+++ SUPPLIED INFORMATION +++

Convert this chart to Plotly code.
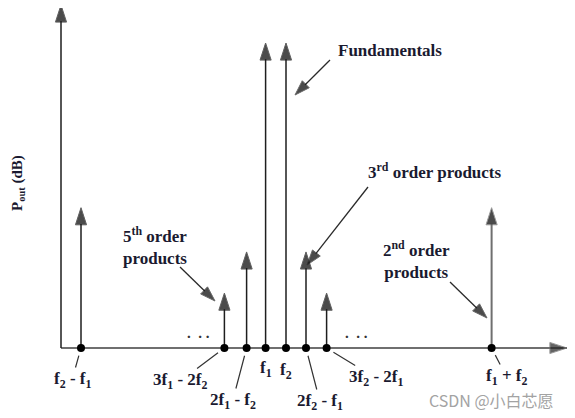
import plotly.graph_objects as go

# spectral components: schematic frequency position and output power (dB above floor)
components = ['f2-f1', '3f1-2f2', '2f1-f2', 'f1', 'f2', '2f2-f1', '3f2-2f1', 'f1+f2']
labels = ['f<sub>2</sub> - f<sub>1</sub>', '3f<sub>1</sub> - 2f<sub>2</sub>', '2f<sub>1</sub> - f<sub>2</sub>',
          'f<sub>1</sub>', 'f<sub>2</sub>', '2f<sub>2</sub> - f<sub>1</sub>', '3f<sub>2</sub> - 2f<sub>1</sub>',
          'f<sub>1</sub> + f<sub>2</sub>']
freq = [1.0, 8.17, 9.28, 10.23, 11.25, 12.25, 13.28, 21.53]
power = [46, 18, 31.5, 100, 100, 31.5, 18, 46]
order = [2, 5, 3, 1, 1, 3, 5, 2]

# page geometry: screen pixels -> data units (page body has an 8px margin)
W, H = 575, 418
PAD = 8
X0, Y0 = 61, 348
SX, SY = 20, 3.05


def X(px):
    return (px - X0) / SX


def Y(py):
    return (Y0 - py) / SY


SERIF = "Times New Roman, Liberation Serif, serif"
DARK = "#1e1e1e"
GREY = "#6f6f6f"
TXT = "#1a1a30"

fig = go.Figure()

# axes drawn as arrows
fig.add_trace(go.Scatter(
    x=[0, X(567)], y=[0, 0], mode='lines+markers',
    line=dict(color=GREY, width=2.2),
    marker=dict(symbol=['circle', 'arrow'], size=[0, 18], angle=[0, 90], color='#222'),
    hoverinfo='skip'))
fig.add_trace(go.Scatter(
    x=[0, 0], y=[0, Y(5)], mode='lines+markers',
    line=dict(color=DARK, width=1.5),
    marker=dict(symbol=['circle', 'arrow'], size=[0, 18], color='black'),
    hoverinfo='skip'))

# spectral lines
for f, p, o in zip(freq, power, order):
    c = GREY if f > 20 else DARK
    w = 2 if f > 20 else 1.5
    fig.add_trace(go.Scatter(
        x=[f, f], y=[0, p], mode='lines+markers',
        line=dict(color=c, width=w),
        marker=dict(symbol=['circle', 'arrow'], size=[0, 18], color='black'),
        hoverinfo='skip'))

# dots on the baseline
fig.add_trace(go.Scatter(
    x=freq, y=[0] * len(freq), mode='markers',
    marker=dict(symbol='circle', size=8, color='black'),
    hoverinfo='skip'))

# tick labels with leader lines (pixel offsets of label centre)
label_offsets = [(-9, 32), (-44, 33), (-14, 53), (0, 21), (0, 23), (14, 54), (49, 30), (15, 29)]
annotations = []
for f, lab, (dx, dy) in zip(freq, labels, label_offsets):
    font = dict(family=SERIF, size=17, color=TXT)
    if dx:
        annotations.append(dict(
            x=f, y=0, xref='x', yref='y', text='<b>%s</b>' % lab,
            showarrow=True, arrowhead=0, arrowwidth=1.2, arrowcolor='#333',
            ax=dx, ay=dy, standoff=8, font=font))
    else:
        annotations.append(dict(
            x=f, y=0, xref='x', yref='y', text='<b>%s</b>' % lab,
            showarrow=False, xshift=dx, yshift=-dy, font=font))

# callouts
callouts = [
    ('<b>Fundamentals</b>', (390, 50), (330, 60), (295, 95)),
    ('<b>3<sup>rd</sup> order products</b>', (434, 171), (368, 187), (307, 265)),
    ('<b>5<sup>th</sup> order<br>products</b>', (155, 246), (180, 267), (215, 301)),
    ('<b>2<sup>nd</sup> order<br>products</b>', (416, 260), (450, 282), (487, 318)),
]
for text, (tx, ty), tail, tip in callouts:
    annotations.append(dict(
        x=X(tx), y=Y(ty), xref='x', yref='y', text=text, showarrow=False,
        font=dict(family=SERIF, size=17, color=TXT)))
    fig.add_trace(go.Scatter(
        x=[X(tail[0]), X(tip[0])], y=[Y(tail[1]), Y(tip[1])], mode='lines+markers',
        line=dict(color='#2a2a2a', width=1.3),
        marker=dict(symbol='arrow', size=[0, 16], angleref='previous', color='black'),
        hoverinfo='skip'))

# ellipsis dots
for cx in (198, 356):
    annotations.append(dict(
        x=X(cx), y=Y(333), xref='x', yref='y', text='<b>.  . .</b>', showarrow=False,
        font=dict(family=SERIF, size=15, color='#333')))

# y axis title
annotations.append(dict(
    x=X(18), y=Y(183), xref='x', yref='y', text='<b>P<sub>out</sub> (dB)</b>',
    textangle=-90, showarrow=False, font=dict(family=SERIF, size=15, color=TXT)))

# watermark
annotations.append(dict(
    x=X(491), y=Y(400), xref='x', yref='y', text='CSDN @小白芯愿', showarrow=False,
    font=dict(family='Noto Sans CJK SC', size=16, color='#a3a3a3')))

fig.update_layout(
    width=W, height=H,
    margin=dict(l=0, r=0, t=0, b=0),
    paper_bgcolor='white', plot_bgcolor='white',
    showlegend=False,
    xaxis=dict(range=[X(PAD), X(PAD + W)], visible=False, fixedrange=True),
    yaxis=dict(range=[Y(PAD + H), Y(PAD)], visible=False, fixedrange=True),
    annotations=annotations,
)

fig.write_html("out.html")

+++

Leave out the pictures and repeat the lines from the start of the material through the line with "import plotly.graph_objects as go", inclusive.

*RESULT OF THE TASK*:
Convert this chart to Plotly code.
import plotly.graph_objects as go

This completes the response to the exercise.